For the past several years, the FBI has been trying to collect information from police departments around the country on their use of force, but it has yet to publish any reports or statistics based on that data because of lackluster participation from law enforcement. Now, a civil rights group says the FBI and Justice Department are stonewalling its attempts to get the underlying reports submitted to the program.
The Leadership Conference on Civil and Human Rights has been trying to obtain raw reports from law enforcement agencies submitted to the FBI's National Use-of-Force Data Collection program.

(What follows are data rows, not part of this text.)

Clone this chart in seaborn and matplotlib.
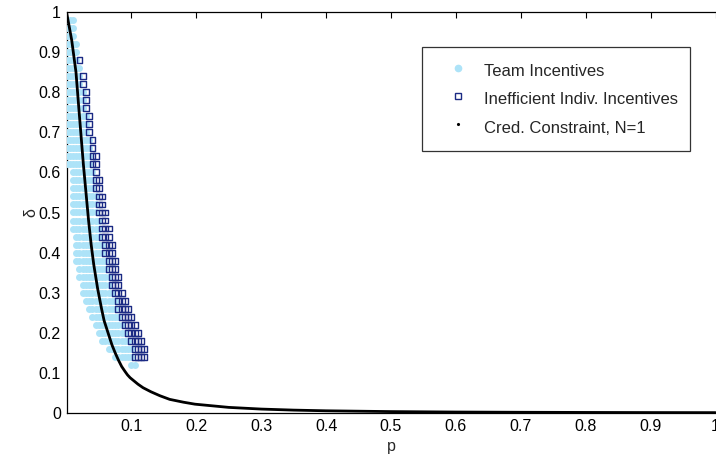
import numpy as np
import pandas as pd
import matplotlib
matplotlib.use("Agg")
import matplotlib.pyplot as plt
from matplotlib.lines import Line2D
import seaborn as sns

# grid rows (delta) and p-ranges, p grid step 0.005
delta_rows = [0.98, 0.96, 0.94, 0.92, 0.90, 0.88, 0.86, 0.84, 0.82, 0.80, 0.78,
              0.76, 0.74, 0.72, 0.70, 0.68, 0.66, 0.64, 0.62, 0.60, 0.58, 0.56,
              0.54, 0.52, 0.50, 0.48, 0.46, 0.44, 0.42, 0.40, 0.38, 0.36, 0.34,
              0.32, 0.30, 0.28, 0.26, 0.24, 0.22, 0.20, 0.18, 0.16, 0.14, 0.12]
team_lo = [0.0] * 19 + [0.01] * 8 + [0.015] * 4 + [0.02, 0.02, 0.025, 0.025,
           0.03, 0.035, 0.04, 0.045, 0.05, 0.055, 0.065, 0.075, 0.10]
team_hi = [0.01, 0.01, 0.01, 0.015, 0.015, 0.015, 0.02, 0.02, 0.02, 0.025, 0.025,
           0.025, 0.03, 0.03, 0.03, 0.035, 0.035, 0.035, 0.035, 0.04, 0.04, 0.04,
           0.045, 0.045, 0.045, 0.05, 0.05, 0.05, 0.055, 0.055, 0.06, 0.06, 0.065,
           0.065, 0.07, 0.075, 0.075, 0.08, 0.085, 0.09, 0.095, 0.10, 0.10, 0.105]
indiv_hi = [0.01, 0.01, 0.01, 0.015, 0.015, 0.02, 0.02, 0.025, 0.025, 0.03, 0.03,
            0.03, 0.035, 0.035, 0.035, 0.04, 0.04, 0.045, 0.045, 0.045, 0.05, 0.05,
            0.055, 0.055, 0.06, 0.06, 0.065, 0.065, 0.07, 0.07, 0.075, 0.075, 0.08,
            0.08, 0.085, 0.09, 0.095, 0.10, 0.105, 0.11, 0.115, 0.12, 0.12, 0.105]
p_step = 0.005

# credibility constraint curve, N=1
cred_p = [0.0, 0.004, 0.008, 0.0146, 0.019, 0.026, 0.030, 0.034, 0.038, 0.042,
          0.048, 0.054, 0.058, 0.062, 0.066, 0.070, 0.075, 0.080, 0.085, 0.090,
          0.094, 0.098, 0.104, 0.110, 0.118, 0.130, 0.144, 0.159, 0.180, 0.198,
          0.25, 0.30, 0.35, 0.40, 0.50, 0.60, 0.70, 0.80, 0.90, 1.0]
cred_d = [1.0, 0.965, 0.93, 0.85, 0.76, 0.62, 0.55, 0.48, 0.42, 0.37,
          0.31, 0.26, 0.23, 0.21, 0.19, 0.17, 0.15, 0.132, 0.116, 0.104,
          0.095, 0.088, 0.080, 0.072, 0.063, 0.053, 0.043, 0.034, 0.027, 0.022,
          0.014, 0.0098, 0.0072, 0.0055, 0.0035, 0.0024, 0.0018, 0.0014, 0.0011, 0.0009]

team_pts, indiv_pts = [], []
for d, lo, hi, ih in zip(delta_rows, team_lo, team_hi, indiv_hi):
    for p in np.arange(lo, hi + 1e-9, p_step):
        team_pts.append((round(p, 3), d))
    for p in np.arange(hi + p_step, ih + 1e-9, p_step):
        indiv_pts.append((round(p, 3), d))
team = pd.DataFrame(team_pts, columns=["p", "delta"])
indiv = pd.DataFrame(indiv_pts, columns=["p", "delta"])
cred = pd.DataFrame({"p": cred_p, "delta": cred_d})

sns.set_style("white")
plt.rcParams["font.family"] = ["Liberation Sans", "DejaVu Sans"]
plt.rcParams["font.size"] = 11.5

light_blue = "#ADE3F8"
navy = "#1B2A84"

fig = plt.figure(figsize=(7.16, 4.61), dpi=100)
ax = fig.add_axes([66.5 / 716, 48 / 461, 649 / 716, 401 / 461])

sns.scatterplot(data=team, x="p", y="delta", ax=ax, color=light_blue, s=25,
                linewidth=0, marker="o", legend=False, zorder=3)
sns.scatterplot(data=indiv, x="p", y="delta", ax=ax, marker="s", s=18,
                facecolor="none", edgecolor=navy, linewidth=1.0, legend=False,
                zorder=4)
sns.lineplot(data=cred, x="p", y="delta", ax=ax, color="black", lw=2.0,
             estimator=None, sort=False, zorder=5)

ax.set_xlim(0, 1)
ax.set_ylim(0, 1)
ax.set_xticks(np.arange(1, 11) / 10)
ax.set_xticklabels(["0.1", "0.2", "0.3", "0.4", "0.5", "0.6", "0.7", "0.8", "0.9", "1"])
ax.set_yticks(np.arange(0, 11) / 10)
ax.set_yticklabels(["0", "0.1", "0.2", "0.3", "0.4", "0.5", "0.6", "0.7", "0.8", "0.9", "1"])
ax.tick_params(direction="in", length=4, width=0.8, top=True, right=False,
               labelsize=11.5, colors="black", pad=4)
for sp in ax.spines.values():
    sp.set_color("black")
    sp.set_linewidth(0.9)
# right edge of the box falls outside the image in the original
ax.spines["right"].set_visible(False)
ax.set_xlabel("p", fontsize=11.5, labelpad=4)
ax.set_ylabel("δ", fontsize=11.5, labelpad=0)

handles = [
    Line2D([], [], marker="o", linestyle="none", markersize=4.5,
           markerfacecolor=light_blue, markeredgecolor=light_blue),
    Line2D([], [], marker="s", linestyle="none", markersize=5,
           markerfacecolor="none", markeredgecolor=navy, markeredgewidth=1.0),
    Line2D([], [], marker=".", linestyle="none", markersize=2.5, color="black"),
]
labels = ["Team Incentives", "Inefficient Indiv. Incentives", "Cred. Constraint, N=1"]
leg = ax.legend(handles, labels, loc="upper right",
                bbox_to_anchor=((690 - 66.5) / 649, (412 - 47) / 400),
                frameon=True, fancybox=False, borderpad=0.75, handlelength=2.75,
                handleheight=1.68, labelspacing=0.36, handletextpad=0.18,
                borderaxespad=0.0, fontsize=12)
leg.get_frame().set_edgecolor("black")
leg.get_frame().set_linewidth(0.9)

fig.savefig("out.png", dpi=100)
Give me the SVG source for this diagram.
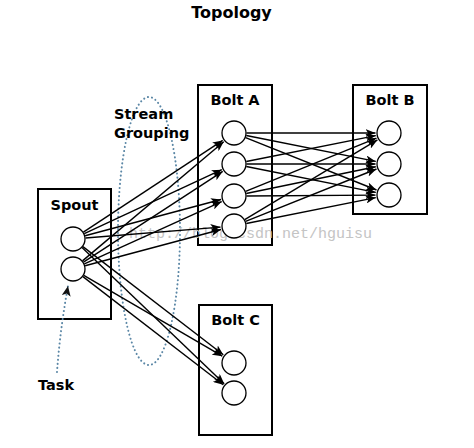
<svg xmlns="http://www.w3.org/2000/svg" width="474" height="448" viewBox="0 0 474 448">
<style>
.box{fill:none;stroke:#000;stroke-width:2}
.tk{fill:#fff;stroke:#000;stroke-width:1.3}
.lbl{font-family:"DejaVu Sans","Liberation Sans",sans-serif;font-weight:bold;font-size:14.5px;fill:#000}
.ttl{font-family:"DejaVu Sans","Liberation Sans",sans-serif;font-weight:bold;font-size:16px;fill:#000}
.wm{font-family:"Liberation Mono","DejaVu Sans Mono",monospace;font-size:15px;fill:#c4c4c4}
#connectors line{stroke:#000;stroke-width:1.4;marker-end:url(#ah)}
.dot{fill:none;stroke:#5b87a6;stroke-width:2;stroke-dasharray:0.1 4;stroke-linecap:round}
</style>
<defs>
<marker id="ah" markerUnits="userSpaceOnUse" markerWidth="11" markerHeight="8" refX="10" refY="4" orient="auto">
<path d="M0,0 L10,4 L0,8 L2.5,4 z" fill="#000"/>
</marker>
<marker id="ah2" markerUnits="userSpaceOnUse" markerWidth="11" markerHeight="10" refX="10" refY="4.5" orient="auto">
<path d="M0,0 L10,4.5 L0,9 L2.5,4.5 z" fill="#111"/>
</marker>
</defs>
<rect width="474" height="448" fill="#fff"/>
<text class="ttl" x="231.5" y="18" text-anchor="middle">Topology</text>

<g id="stream-grouping">
<ellipse class="dot" cx="149" cy="231" rx="31" ry="134"/>
<text class="lbl" x="114" y="119">Stream</text>
<text class="lbl" x="114" y="138">Grouping</text>
</g>

<g id="spout">
<rect class="box" x="38" y="189" width="73" height="130"/>
<text class="lbl" x="74.5" y="210" text-anchor="middle">Spout</text>
</g>
<g id="bolt-a">
<rect class="box" x="198" y="85" width="74" height="160"/>
<text class="lbl" x="235" y="105" text-anchor="middle">Bolt A</text>
</g>
<g id="bolt-b">
<rect class="box" x="353" y="85" width="74" height="129"/>
<text class="lbl" x="390" y="105" text-anchor="middle">Bolt B</text>
</g>
<g id="bolt-c">
<rect class="box" x="199" y="305" width="73" height="130"/>
<text class="lbl" x="235.5" y="325" text-anchor="middle">Bolt C</text>
</g>

<text class="wm" x="372" y="238" text-anchor="end">http://blog.csdn.net/hguisu</text>

<g id="connectors">
<line x1="83.4" y1="232.1" x2="222.7" y2="140.4"/>
<line x1="84.3" y1="233.7" x2="221.8" y2="169.7"/>
<line x1="85.1" y1="235.8" x2="221" y2="199.5"/>
<line x1="85.5" y1="238" x2="220.5" y2="227.1"/>
<line x1="82.5" y1="260.9" x2="223.7" y2="141.7"/>
<line x1="83.5" y1="262.2" x2="222.7" y2="171.4"/>
<line x1="84.4" y1="263.8" x2="221.7" y2="201.6"/>
<line x1="85.1" y1="265.8" x2="221" y2="229.5"/>
<line x1="82.9" y1="246.6" x2="223.3" y2="354.8"/>
<line x1="82" y1="247.6" x2="224.2" y2="383.7"/>
<line x1="83.8" y1="275.3" x2="222.3" y2="356.2"/>
<line x1="82.9" y1="276.6" x2="223.3" y2="384.8"/>
<line x1="246.5" y1="133" x2="375.5" y2="133"/>
<line x1="246.3" y1="135.5" x2="375.8" y2="161.4"/>
<line x1="245.6" y1="137.6" x2="376.5" y2="190"/>
<line x1="246.3" y1="161.5" x2="375.8" y2="135.6"/>
<line x1="246.5" y1="164" x2="375.5" y2="164"/>
<line x1="246.3" y1="166.5" x2="375.8" y2="192.4"/>
<line x1="245.6" y1="191.3" x2="376.5" y2="138.1"/>
<line x1="246.2" y1="193.5" x2="375.8" y2="166.7"/>
<line x1="246.5" y1="196" x2="375.5" y2="195.1"/>
<line x1="244.7" y1="219.6" x2="377.4" y2="139.9"/>
<line x1="245.6" y1="221.4" x2="376.5" y2="169"/>
<line x1="246.3" y1="223.5" x2="375.8" y2="197.6"/>
<path class="dot" d="M57,372 Q60,330 68,286" marker-end="url(#ah2)"/>
</g>

<g id="spout-tasks">
<circle class="tk" cx="73" cy="239" r="12"/>
<circle class="tk" cx="73" cy="269" r="12"/>
</g>
<g id="bolt-a-tasks">
<circle class="tk" cx="234" cy="133" r="12"/>
<circle class="tk" cx="234" cy="164" r="12"/>
<circle class="tk" cx="234" cy="196" r="12"/>
<circle class="tk" cx="234" cy="226" r="12"/>
</g>
<g id="bolt-b-tasks">
<circle class="tk" cx="389" cy="133" r="12"/>
<circle class="tk" cx="389" cy="164" r="12"/>
<circle class="tk" cx="389" cy="195" r="12"/>
</g>
<g id="bolt-c-tasks">
<circle class="tk" cx="234" cy="363" r="12"/>
<circle class="tk" cx="234" cy="393" r="12"/>
</g>

<g id="task-label">
<text class="lbl" x="38" y="390">Task</text>
</g>
</svg>
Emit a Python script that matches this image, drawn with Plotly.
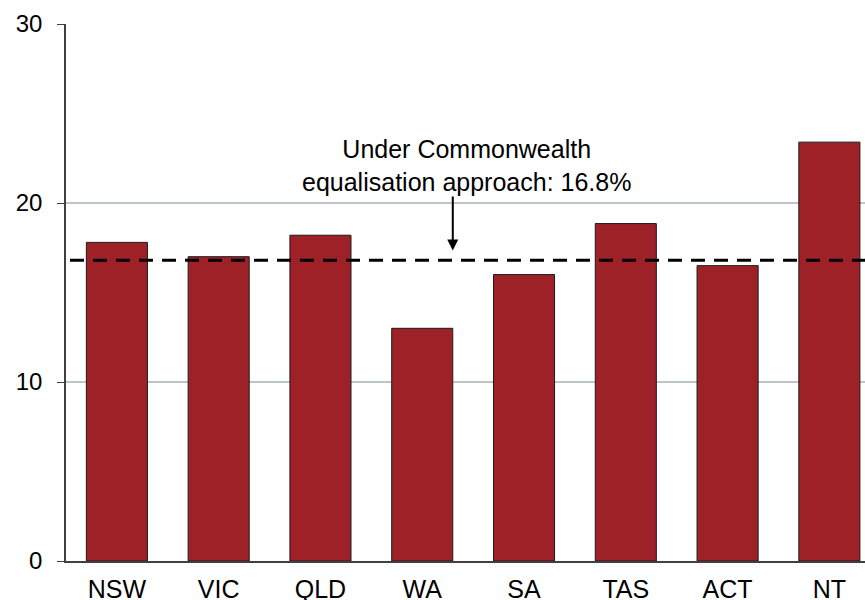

However, the FBI has rejected its Freedom of Information Act (FOIA) requests, and the Justice Department has denied the Leadership Conference's appeal.
The FBI launched the program in 2019 to fill one of the biggest gaps in our understanding of criminal justice in America: how often and where police use force. In the wake of the police killing of Michael Brown in 2014, The Washington Post and several other news outlets and advocacy groups started building their own databases, because the federal government simply didn't track fatal police shootings in any rigorous way, much less routine uses of force like tasings and physical strikes.
"Right now, police departments are not required to—and most do not—publicly report data, and what data does exist is often inconsistent and difficult to access," Sakira Cook, senior director of the Justice Reform Program at the Leadership Conference on Civil and Human Rights, says. "That means we don't know enough about when, where, and how often police use force. This lack of transparency is unacceptable and hurts communities trying to advocate for change and hold law enforcement accountable."
Embarrassed by reporters' efforts showing it had vastly undercounted fatal police encounters, the Justice Department vowed to overhaul its data collection efforts in 2015.
The FBI can't force police departments to participate, though. In the three years since the new National Use-of-Force Data Collection program's launch, police participation has steadily risen, but it has never met a threshold set by the Office of Management and Budget (OMB) to obtain data representing 60 percent of law enforcement officers in the country before the FBI can publish any statistics.
A Government Accountability Office (GAO) report warned in December that, "due to insufficient participation from law enforcement agencies, the FBI faces risks that it may not meet the participation thresholds" established by the OMB, "and therefore may never publish use of force incident data."
"Further, the collection itself may be discontinued as soon as the end of 2022," the GAO report said.
The Leadership Conference on Civil and Human Rights, which maintains its own use-of-force database, first filed a FOIA request for the raw reports submitted to the FBI's National Use-of-Force Data Collection program in November 2020. The Leadership Conference database includes records from 150 jurisdictions, but Cook says the FBI data would give it access to detailed reports from thousands of other police departments. However, the FBI rejected the request for not adequately describing the records. In March of last year, the Justice Department denied the Leadership Conference's appeal of that rejection, finding that its FOIA request was overly broad and would be unreasonably burdensome to fulfill.
Cook says the response "flies in the face of the entire FOIA system."
"The FBI's use-of-force data collection has been shrouded in secrecy from the outset, which is why we were requesting greater access to the information," Cook says. "Regardless of the FBI's excuses for keeping these records private, let's be clear: This data should be publicly available."
The FBI did not immediately respond to a request for comment.